I had seen a couple variations of the recipe online and was going back and forth as to which variation I wanted to follow. One recipe (which I think is closer to the original Keller recipe) called for boiling the lentils in one pot, and the sweet potatoes in another pot, and then adding them later to the pot of onions, carrots, and broth (i.e. cooking things separately so you don’t get a pot of mushy soup). The other recipe threw everything into the same pot and let it all cook together until everything was cooked thoroughly.

In the end, I decided to try a combination of both recipes. I cooked the sweet potatoes separately (boiled them in a pot of water with a bay leaf, sprig of time, and some black peppercorns until they were soft) and set them aside until later. I know that lentils take a lot longer than sweet potatoes to cook, and so I didn’t want them breaking down too much. I added the lentils to the carrot, onion, and stock pot and let that simmer for 40 minutes or so. Then, right before I was ready to serve the soup – I added in the sweet potatoes, and took a potato masher to the whole pot and let it simmer for just a couple minutes (so that the soup was nice and thick and the flavors melded together).

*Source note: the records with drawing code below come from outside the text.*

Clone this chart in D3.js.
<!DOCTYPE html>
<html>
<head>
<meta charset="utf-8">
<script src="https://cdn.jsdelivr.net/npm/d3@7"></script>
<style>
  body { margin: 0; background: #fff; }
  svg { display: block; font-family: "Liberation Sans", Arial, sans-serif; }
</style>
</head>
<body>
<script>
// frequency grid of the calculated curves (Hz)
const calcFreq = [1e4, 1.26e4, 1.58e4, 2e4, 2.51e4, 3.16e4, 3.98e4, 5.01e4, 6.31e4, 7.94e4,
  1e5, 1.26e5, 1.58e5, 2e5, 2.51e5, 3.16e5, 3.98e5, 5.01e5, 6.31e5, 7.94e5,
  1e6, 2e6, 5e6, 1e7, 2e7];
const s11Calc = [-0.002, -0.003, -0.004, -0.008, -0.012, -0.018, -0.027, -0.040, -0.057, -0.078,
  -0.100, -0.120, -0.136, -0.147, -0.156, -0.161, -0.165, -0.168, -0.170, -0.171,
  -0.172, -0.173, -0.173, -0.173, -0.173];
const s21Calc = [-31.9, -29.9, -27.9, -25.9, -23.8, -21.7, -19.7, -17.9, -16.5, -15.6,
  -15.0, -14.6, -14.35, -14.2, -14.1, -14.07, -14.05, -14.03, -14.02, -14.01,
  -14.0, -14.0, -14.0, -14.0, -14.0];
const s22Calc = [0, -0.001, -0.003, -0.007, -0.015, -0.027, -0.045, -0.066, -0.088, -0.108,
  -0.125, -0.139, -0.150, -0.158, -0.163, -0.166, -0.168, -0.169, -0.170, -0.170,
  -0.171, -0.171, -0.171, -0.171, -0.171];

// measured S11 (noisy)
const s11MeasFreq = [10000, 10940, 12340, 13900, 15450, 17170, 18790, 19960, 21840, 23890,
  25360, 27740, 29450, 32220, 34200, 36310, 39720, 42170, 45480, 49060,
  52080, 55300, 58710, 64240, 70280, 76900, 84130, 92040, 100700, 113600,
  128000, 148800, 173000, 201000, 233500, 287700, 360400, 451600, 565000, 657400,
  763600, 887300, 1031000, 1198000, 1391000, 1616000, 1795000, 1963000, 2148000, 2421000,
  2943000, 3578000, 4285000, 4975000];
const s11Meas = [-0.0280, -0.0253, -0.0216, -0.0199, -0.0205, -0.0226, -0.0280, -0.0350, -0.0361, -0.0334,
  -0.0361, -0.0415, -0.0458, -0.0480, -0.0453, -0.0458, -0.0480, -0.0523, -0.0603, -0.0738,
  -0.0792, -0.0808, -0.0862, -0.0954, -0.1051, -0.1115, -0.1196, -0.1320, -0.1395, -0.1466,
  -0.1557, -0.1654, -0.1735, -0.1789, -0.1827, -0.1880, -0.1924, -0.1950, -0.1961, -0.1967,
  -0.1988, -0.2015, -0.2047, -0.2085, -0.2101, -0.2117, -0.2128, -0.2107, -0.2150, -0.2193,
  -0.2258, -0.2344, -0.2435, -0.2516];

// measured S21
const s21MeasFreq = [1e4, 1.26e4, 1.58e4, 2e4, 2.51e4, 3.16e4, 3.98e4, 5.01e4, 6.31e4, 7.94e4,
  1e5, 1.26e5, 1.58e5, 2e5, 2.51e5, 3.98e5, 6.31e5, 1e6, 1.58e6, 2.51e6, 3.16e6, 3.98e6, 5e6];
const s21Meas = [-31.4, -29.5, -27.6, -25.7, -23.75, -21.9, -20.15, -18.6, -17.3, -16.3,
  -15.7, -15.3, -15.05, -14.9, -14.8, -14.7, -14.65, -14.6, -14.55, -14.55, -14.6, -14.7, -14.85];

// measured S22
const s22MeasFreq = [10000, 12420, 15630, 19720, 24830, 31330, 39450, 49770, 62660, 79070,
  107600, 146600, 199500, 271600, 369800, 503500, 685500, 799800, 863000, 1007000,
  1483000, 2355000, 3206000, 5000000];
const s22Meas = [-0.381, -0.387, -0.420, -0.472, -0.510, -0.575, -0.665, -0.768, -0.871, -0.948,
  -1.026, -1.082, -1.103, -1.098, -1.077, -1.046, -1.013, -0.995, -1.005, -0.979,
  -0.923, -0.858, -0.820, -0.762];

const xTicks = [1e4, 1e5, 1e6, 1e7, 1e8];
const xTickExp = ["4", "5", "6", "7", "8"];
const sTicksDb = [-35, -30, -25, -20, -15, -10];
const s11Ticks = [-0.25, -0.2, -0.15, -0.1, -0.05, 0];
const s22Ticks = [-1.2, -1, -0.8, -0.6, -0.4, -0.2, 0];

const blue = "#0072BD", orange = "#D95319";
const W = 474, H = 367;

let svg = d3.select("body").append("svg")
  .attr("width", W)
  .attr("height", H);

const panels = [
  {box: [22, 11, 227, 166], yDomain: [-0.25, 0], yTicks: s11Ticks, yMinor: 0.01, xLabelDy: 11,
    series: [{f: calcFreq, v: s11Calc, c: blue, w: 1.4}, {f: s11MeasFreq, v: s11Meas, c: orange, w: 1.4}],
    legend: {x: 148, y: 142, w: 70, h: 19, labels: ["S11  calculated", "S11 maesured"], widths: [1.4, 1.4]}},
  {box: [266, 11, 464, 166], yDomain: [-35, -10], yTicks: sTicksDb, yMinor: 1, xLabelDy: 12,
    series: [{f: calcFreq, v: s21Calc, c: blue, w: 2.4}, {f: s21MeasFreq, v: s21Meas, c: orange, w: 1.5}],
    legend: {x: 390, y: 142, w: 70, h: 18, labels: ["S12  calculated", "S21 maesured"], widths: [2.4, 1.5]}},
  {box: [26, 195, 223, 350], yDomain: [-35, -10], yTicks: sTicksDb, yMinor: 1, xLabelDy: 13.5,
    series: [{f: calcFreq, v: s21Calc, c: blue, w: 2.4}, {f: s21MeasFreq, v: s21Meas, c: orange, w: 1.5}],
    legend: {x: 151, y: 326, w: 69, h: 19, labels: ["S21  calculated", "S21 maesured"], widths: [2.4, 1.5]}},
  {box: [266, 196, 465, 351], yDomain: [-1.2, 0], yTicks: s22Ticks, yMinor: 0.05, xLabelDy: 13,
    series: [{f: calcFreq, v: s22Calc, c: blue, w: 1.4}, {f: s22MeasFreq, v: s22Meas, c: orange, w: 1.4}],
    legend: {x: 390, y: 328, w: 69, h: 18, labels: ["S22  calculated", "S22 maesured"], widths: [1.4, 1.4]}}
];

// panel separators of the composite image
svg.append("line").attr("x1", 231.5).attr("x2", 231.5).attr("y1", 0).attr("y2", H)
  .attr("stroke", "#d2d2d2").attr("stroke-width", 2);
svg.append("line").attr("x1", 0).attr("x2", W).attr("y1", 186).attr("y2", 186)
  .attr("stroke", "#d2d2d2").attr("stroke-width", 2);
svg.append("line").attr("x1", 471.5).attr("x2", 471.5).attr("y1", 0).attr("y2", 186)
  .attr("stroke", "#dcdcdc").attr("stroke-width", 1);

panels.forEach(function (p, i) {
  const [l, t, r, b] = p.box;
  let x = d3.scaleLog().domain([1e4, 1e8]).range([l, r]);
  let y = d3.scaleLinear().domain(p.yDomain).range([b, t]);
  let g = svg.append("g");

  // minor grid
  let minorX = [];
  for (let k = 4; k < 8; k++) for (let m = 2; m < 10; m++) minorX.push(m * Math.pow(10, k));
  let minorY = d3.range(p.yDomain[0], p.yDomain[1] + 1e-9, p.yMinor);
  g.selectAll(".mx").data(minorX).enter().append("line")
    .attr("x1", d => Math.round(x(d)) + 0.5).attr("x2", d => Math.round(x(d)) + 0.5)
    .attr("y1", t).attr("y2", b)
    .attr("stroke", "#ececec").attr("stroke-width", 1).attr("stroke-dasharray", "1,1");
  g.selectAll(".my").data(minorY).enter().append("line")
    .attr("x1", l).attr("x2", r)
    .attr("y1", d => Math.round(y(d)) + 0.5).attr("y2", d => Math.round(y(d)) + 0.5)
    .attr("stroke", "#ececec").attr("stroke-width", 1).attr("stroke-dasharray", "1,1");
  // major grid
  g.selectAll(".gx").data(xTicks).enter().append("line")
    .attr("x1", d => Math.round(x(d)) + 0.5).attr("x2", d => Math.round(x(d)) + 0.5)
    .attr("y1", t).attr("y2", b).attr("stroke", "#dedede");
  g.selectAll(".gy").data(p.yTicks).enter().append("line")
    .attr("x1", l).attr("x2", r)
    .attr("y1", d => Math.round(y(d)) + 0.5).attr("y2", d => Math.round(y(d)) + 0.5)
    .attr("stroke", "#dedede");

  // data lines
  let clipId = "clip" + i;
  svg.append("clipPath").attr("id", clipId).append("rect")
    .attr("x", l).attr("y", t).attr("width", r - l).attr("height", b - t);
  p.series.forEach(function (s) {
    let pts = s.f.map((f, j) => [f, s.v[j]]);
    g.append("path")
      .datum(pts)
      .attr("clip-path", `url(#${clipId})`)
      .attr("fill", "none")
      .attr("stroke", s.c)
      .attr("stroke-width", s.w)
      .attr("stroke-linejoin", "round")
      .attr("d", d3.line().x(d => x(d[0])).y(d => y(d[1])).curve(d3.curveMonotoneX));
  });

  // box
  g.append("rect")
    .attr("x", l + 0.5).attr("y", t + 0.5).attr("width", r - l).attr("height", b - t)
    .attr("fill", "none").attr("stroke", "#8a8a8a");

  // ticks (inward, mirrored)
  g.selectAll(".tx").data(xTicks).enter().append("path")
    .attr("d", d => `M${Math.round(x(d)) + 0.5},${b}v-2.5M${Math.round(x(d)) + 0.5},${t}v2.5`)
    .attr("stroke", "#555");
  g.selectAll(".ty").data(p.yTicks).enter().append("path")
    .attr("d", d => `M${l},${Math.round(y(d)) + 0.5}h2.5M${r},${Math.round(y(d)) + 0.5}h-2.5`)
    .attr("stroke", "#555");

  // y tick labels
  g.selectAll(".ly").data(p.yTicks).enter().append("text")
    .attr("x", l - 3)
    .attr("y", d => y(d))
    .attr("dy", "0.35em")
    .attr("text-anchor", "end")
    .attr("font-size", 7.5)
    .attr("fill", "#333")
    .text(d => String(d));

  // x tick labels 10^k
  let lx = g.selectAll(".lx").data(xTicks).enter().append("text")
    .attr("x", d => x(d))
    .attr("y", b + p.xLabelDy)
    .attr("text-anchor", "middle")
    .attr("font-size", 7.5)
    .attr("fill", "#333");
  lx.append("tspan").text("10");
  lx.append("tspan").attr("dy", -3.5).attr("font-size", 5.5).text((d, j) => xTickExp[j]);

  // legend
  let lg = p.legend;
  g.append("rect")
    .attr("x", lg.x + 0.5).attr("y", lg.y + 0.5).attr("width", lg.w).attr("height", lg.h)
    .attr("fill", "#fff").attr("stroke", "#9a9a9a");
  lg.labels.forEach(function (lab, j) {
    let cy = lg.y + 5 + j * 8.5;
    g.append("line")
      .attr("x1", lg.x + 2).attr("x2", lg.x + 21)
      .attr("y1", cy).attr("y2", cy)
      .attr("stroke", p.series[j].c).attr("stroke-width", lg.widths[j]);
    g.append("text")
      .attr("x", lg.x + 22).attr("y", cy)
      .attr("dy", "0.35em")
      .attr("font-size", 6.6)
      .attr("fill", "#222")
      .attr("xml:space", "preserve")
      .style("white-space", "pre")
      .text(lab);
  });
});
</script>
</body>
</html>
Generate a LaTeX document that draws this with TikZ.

The recipe I’m posting here is the ‘throw it all in one pot’ variation, as I’m guessing that most people would prefter this method (less work, less dishes, etc), but feel free the recipe any way you like.

Lentil & Sweet Potato Soup with Bacon & Cilantro

Adapted from Thomas Keller’s Ad Hoc at Home and the Bitchin Camero blog.

6 thick slices applewood smoked bacon, cut into 1/2-inch strips
1 large yellow onion, diced
2 large carrots, diced
3 medium sized sweet potatoes, peeled and diced
2 cups French Lentils (Lentils de Puy)
 (I actually used Spanish Lentils, which worked just as well)
8 cups chicken stock
1 – 2 tsp. yellow Curry powder
1 bay leaf
2 Sprigs of Thyme
2 tbsp. red wine vinegar
salt & pepper
 to taste
1 large handful of cilantro leaves

Set a very large pot over medium-low heat and cook the bacon until the fat renders and it begins to crisp. Remove with a slotted spoon and reserve the bacon. Add the onions, carrots, and curry powder to the pot and cook in the bacon fat until soft – about 10 minutes.

Add the sweet potatoes, lentils, chicken stock, bay leaf, and thyme sprigs and bring to a simmer. Reduce the heat to medium-low or low and cook for 30 – 40 minutes, or until the potatoes and lentils are tender. I wanted to thicken my soup up a bit, so I mashed the soup with a potato masher about 15 times. This is optional.

Remove bay leaf and thyme sprigs. Add the sherry vinegar and taste the soup. (*To be honest, I think I was too over-eager to eat the soup and forgot about adding the vinegar. I’m sure it lacked a little bit of that acidic punch that vinegar added, but the soup was still amazing.) Add salt and pepper as needed. Ladle into bowl and sprinkle with bacon bits and fresh cilantro leaves.